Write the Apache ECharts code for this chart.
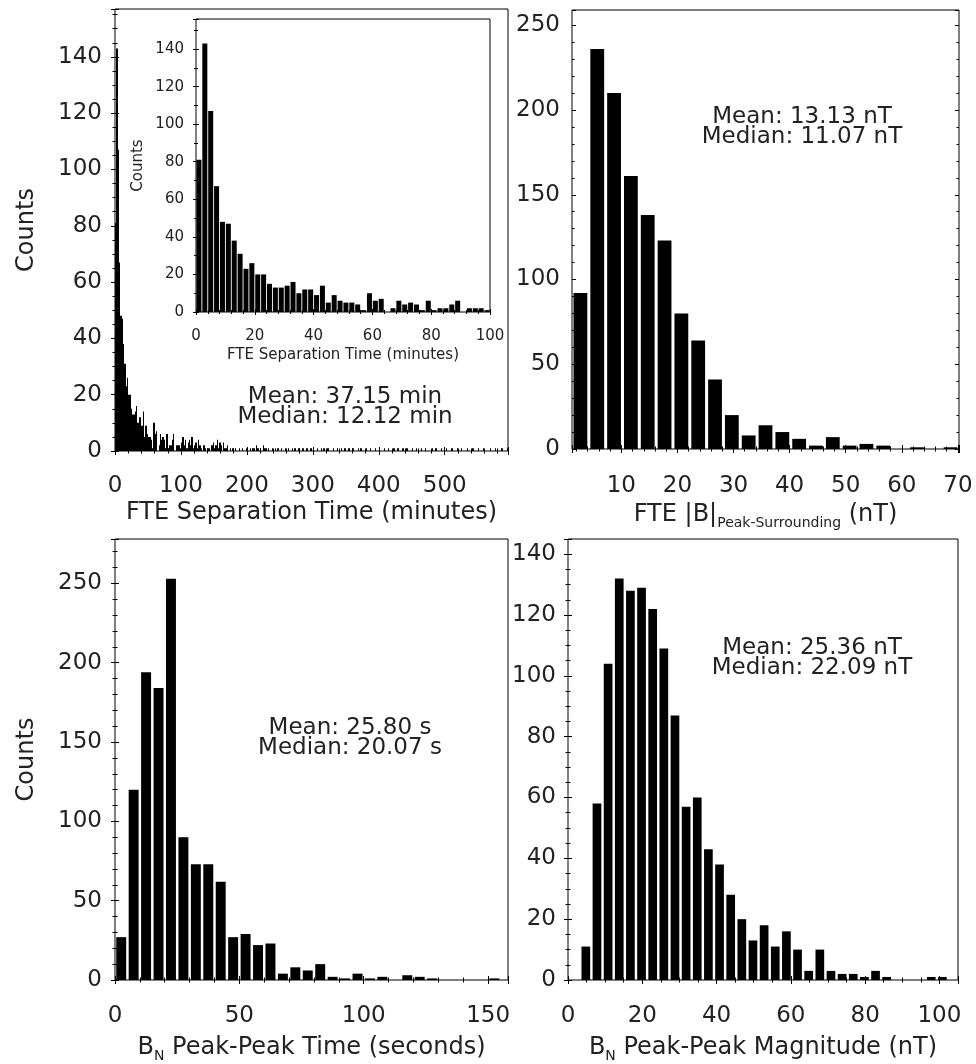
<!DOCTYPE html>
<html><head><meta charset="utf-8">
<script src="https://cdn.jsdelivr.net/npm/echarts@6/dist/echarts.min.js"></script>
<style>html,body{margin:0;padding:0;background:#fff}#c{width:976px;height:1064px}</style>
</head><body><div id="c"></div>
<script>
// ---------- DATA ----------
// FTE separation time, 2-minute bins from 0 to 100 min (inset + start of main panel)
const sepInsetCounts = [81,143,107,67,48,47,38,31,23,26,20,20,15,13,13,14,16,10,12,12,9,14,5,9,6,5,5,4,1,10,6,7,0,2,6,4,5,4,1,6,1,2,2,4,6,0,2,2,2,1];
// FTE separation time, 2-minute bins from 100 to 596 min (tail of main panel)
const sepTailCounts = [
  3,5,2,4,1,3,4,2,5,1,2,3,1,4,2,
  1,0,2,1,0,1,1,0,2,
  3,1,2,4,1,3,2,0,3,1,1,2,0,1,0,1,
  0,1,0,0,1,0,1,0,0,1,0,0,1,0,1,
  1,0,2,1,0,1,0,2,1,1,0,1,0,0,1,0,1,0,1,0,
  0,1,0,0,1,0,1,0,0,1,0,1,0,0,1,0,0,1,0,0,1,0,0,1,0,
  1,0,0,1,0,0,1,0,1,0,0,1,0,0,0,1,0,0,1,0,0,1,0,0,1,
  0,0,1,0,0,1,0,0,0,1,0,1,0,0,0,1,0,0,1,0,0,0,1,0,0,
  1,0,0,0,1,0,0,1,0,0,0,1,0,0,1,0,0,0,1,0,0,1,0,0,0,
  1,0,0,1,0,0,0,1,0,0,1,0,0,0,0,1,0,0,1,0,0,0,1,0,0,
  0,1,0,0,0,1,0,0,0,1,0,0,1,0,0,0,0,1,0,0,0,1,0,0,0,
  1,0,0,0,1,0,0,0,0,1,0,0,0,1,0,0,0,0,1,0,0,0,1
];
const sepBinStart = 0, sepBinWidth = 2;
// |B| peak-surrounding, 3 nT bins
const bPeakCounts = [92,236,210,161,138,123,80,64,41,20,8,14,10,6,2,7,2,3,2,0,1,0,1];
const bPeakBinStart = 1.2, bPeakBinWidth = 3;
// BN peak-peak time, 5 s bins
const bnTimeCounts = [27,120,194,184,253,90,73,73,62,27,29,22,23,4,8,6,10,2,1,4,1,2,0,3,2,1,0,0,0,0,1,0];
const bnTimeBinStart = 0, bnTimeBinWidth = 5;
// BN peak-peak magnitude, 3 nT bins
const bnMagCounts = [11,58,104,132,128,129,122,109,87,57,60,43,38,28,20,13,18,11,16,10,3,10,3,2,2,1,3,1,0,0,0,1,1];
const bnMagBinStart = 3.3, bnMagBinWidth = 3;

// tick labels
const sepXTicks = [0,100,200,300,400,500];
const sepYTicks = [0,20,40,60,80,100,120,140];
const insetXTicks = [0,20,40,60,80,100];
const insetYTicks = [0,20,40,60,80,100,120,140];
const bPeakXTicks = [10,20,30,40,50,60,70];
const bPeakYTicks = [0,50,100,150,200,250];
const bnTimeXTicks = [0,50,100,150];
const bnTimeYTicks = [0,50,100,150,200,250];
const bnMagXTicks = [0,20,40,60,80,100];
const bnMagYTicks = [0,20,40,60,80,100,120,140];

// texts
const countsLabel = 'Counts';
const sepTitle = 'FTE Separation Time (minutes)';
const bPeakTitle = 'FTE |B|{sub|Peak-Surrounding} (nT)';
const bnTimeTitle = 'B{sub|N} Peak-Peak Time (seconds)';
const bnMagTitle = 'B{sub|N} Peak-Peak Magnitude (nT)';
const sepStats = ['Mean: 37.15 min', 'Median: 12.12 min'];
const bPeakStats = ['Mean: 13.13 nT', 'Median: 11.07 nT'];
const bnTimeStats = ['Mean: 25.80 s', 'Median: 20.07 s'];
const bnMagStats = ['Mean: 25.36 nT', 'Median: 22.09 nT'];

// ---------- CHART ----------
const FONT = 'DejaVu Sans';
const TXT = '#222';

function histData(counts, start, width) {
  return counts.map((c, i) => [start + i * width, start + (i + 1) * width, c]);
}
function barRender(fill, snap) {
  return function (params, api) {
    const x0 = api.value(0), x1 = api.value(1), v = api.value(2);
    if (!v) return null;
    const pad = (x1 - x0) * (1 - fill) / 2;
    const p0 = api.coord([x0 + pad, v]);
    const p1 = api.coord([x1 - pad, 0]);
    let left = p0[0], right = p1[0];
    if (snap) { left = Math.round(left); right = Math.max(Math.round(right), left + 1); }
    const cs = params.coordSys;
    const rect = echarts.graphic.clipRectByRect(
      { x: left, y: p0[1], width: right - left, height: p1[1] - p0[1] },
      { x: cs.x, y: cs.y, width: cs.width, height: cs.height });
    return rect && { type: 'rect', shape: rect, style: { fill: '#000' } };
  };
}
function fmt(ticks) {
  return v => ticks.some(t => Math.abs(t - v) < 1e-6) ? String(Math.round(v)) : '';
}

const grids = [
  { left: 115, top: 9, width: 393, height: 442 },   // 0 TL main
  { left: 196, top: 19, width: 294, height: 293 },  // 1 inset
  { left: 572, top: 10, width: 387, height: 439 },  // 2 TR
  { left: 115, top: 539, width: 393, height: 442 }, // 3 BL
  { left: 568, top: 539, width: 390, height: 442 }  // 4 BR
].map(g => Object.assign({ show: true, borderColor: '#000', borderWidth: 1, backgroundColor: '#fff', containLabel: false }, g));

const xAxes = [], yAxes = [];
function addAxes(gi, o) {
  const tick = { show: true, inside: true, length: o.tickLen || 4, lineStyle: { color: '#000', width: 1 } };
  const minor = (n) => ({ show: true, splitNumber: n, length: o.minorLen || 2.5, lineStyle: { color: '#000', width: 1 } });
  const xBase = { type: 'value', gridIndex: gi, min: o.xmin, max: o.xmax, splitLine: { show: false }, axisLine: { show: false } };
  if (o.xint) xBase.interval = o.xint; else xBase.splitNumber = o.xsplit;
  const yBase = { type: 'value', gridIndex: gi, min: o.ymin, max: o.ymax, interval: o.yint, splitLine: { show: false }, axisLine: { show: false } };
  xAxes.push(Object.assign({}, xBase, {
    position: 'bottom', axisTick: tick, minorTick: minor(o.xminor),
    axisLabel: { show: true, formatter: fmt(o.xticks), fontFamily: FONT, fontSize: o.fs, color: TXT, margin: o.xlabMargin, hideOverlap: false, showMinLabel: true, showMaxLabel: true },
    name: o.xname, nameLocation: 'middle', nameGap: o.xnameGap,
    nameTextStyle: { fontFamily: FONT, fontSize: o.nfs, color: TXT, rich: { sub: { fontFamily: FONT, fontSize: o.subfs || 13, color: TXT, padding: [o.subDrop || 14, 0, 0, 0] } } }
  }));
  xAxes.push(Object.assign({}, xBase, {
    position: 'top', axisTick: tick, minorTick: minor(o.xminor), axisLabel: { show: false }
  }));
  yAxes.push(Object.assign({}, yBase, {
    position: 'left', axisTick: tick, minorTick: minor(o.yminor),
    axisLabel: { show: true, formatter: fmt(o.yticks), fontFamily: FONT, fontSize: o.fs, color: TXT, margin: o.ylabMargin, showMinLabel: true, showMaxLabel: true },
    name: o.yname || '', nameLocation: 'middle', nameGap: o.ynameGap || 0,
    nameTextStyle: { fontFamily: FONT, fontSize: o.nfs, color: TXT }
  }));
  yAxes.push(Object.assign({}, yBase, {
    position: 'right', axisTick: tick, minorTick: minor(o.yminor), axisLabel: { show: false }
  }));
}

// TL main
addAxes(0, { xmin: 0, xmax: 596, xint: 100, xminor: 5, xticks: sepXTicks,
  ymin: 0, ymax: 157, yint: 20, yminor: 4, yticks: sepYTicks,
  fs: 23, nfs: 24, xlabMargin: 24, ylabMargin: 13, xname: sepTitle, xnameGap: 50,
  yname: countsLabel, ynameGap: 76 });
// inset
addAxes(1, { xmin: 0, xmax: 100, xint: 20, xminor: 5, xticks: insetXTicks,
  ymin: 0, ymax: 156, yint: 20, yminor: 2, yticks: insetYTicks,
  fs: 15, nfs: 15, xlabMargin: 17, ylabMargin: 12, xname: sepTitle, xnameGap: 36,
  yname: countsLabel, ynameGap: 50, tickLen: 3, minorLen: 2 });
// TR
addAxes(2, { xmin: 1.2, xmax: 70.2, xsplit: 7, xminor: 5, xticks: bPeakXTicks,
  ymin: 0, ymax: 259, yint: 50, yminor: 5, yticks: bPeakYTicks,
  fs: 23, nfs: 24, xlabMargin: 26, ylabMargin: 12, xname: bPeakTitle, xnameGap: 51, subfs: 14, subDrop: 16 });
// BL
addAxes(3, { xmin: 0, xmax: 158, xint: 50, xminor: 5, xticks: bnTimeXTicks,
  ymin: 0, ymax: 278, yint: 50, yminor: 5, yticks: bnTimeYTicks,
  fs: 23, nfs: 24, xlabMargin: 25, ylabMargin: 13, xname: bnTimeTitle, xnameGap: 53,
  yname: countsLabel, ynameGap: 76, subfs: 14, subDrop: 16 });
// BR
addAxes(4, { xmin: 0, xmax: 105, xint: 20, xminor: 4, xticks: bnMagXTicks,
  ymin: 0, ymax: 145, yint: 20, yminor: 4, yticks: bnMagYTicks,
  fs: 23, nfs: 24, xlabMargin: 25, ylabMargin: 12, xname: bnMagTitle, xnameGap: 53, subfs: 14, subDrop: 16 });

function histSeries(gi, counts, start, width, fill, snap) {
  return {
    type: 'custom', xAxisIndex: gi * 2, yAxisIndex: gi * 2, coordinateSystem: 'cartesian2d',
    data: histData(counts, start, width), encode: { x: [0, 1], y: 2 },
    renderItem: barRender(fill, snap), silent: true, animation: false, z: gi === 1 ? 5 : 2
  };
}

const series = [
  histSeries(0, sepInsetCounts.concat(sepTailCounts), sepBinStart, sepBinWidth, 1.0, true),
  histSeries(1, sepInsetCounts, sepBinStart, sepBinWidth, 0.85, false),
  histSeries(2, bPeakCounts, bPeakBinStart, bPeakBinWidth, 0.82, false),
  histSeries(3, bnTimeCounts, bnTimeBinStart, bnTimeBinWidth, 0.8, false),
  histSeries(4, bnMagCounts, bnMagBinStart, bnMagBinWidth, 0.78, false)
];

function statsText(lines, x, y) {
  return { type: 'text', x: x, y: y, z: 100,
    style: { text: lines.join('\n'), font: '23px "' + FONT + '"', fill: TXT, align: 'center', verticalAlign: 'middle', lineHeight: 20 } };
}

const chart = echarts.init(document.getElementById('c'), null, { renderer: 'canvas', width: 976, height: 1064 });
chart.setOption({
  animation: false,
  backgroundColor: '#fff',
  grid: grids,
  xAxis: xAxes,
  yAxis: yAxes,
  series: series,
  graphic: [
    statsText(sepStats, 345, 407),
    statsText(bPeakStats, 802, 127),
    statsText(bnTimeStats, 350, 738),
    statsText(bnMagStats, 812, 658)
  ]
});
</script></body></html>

+ + + + + + +

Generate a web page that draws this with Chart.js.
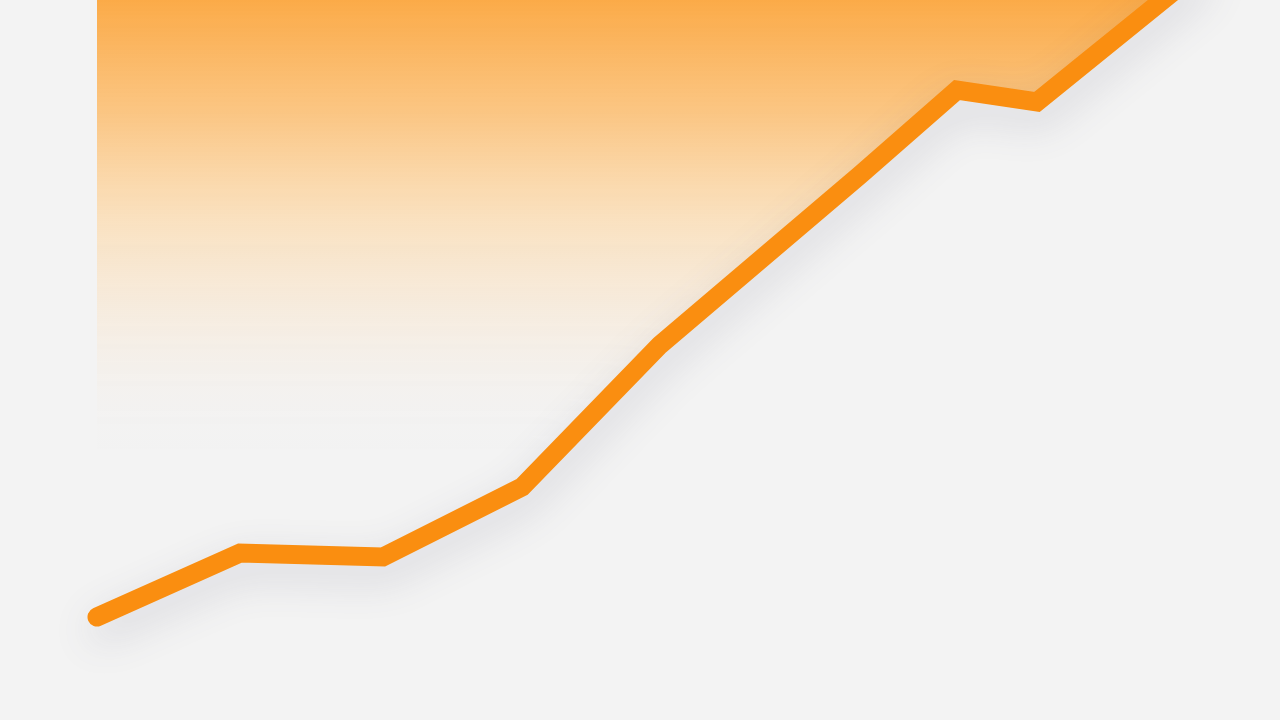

+ + + + + + +

> **EXERCISE AIM**: Without the pictures, give again only the lines beginning at the line that contains "Write the Apache ECharts code for this chart." and stopping after the line that contains "const bnMagYTicks = [0,20,40,60,80,100,120,140];", exactly as written.

> **TASK OUTPUT**:
Write the Apache ECharts code for this chart.
<!DOCTYPE html>
<html><head><meta charset="utf-8">
<script src="https://cdn.jsdelivr.net/npm/echarts@6/dist/echarts.min.js"></script>
<style>html,body{margin:0;padding:0;background:#fff}#c{width:976px;height:1064px}</style>
</head><body><div id="c"></div>
<script>
// ---------- DATA ----------
// FTE separation time, 2-minute bins from 0 to 100 min (inset + start of main panel)
const sepInsetCounts = [81,143,107,67,48,47,38,31,23,26,20,20,15,13,13,14,16,10,12,12,9,14,5,9,6,5,5,4,1,10,6,7,0,2,6,4,5,4,1,6,1,2,2,4,6,0,2,2,2,1];
// FTE separation time, 2-minute bins from 100 to 596 min (tail of main panel)
const sepTailCounts = [
  3,5,2,4,1,3,4,2,5,1,2,3,1,4,2,
  1,0,2,1,0,1,1,0,2,
  3,1,2,4,1,3,2,0,3,1,1,2,0,1,0,1,
  0,1,0,0,1,0,1,0,0,1,0,0,1,0,1,
  1,0,2,1,0,1,0,2,1,1,0,1,0,0,1,0,1,0,1,0,
  0,1,0,0,1,0,1,0,0,1,0,1,0,0,1,0,0,1,0,0,1,0,0,1,0,
  1,0,0,1,0,0,1,0,1,0,0,1,0,0,0,1,0,0,1,0,0,1,0,0,1,
  0,0,1,0,0,1,0,0,0,1,0,1,0,0,0,1,0,0,1,0,0,0,1,0,0,
  1,0,0,0,1,0,0,1,0,0,0,1,0,0,1,0,0,0,1,0,0,1,0,0,0,
  1,0,0,1,0,0,0,1,0,0,1,0,0,0,0,1,0,0,1,0,0,0,1,0,0,
  0,1,0,0,0,1,0,0,0,1,0,0,1,0,0,0,0,1,0,0,0,1,0,0,0,
  1,0,0,0,1,0,0,0,0,1,0,0,0,1,0,0,0,0,1,0,0,0,1
];
const sepBinStart = 0, sepBinWidth = 2;
// |B| peak-surrounding, 3 nT bins
const bPeakCounts = [92,236,210,161,138,123,80,64,41,20,8,14,10,6,2,7,2,3,2,0,1,0,1];
const bPeakBinStart = 1.2, bPeakBinWidth = 3;
// BN peak-peak time, 5 s bins
const bnTimeCounts = [27,120,194,184,253,90,73,73,62,27,29,22,23,4,8,6,10,2,1,4,1,2,0,3,2,1,0,0,0,0,1,0];
const bnTimeBinStart = 0, bnTimeBinWidth = 5;
// BN peak-peak magnitude, 3 nT bins
const bnMagCounts = [11,58,104,132,128,129,122,109,87,57,60,43,38,28,20,13,18,11,16,10,3,10,3,2,2,1,3,1,0,0,0,1,1];
const bnMagBinStart = 3.3, bnMagBinWidth = 3;

// tick labels
const sepXTicks = [0,100,200,300,400,500];
const sepYTicks = [0,20,40,60,80,100,120,140];
const insetXTicks = [0,20,40,60,80,100];
const insetYTicks = [0,20,40,60,80,100,120,140];
const bPeakXTicks = [10,20,30,40,50,60,70];
const bPeakYTicks = [0,50,100,150,200,250];
const bnTimeXTicks = [0,50,100,150];
const bnTimeYTicks = [0,50,100,150,200,250];
const bnMagXTicks = [0,20,40,60,80,100];
const bnMagYTicks = [0,20,40,60,80,100,120,140];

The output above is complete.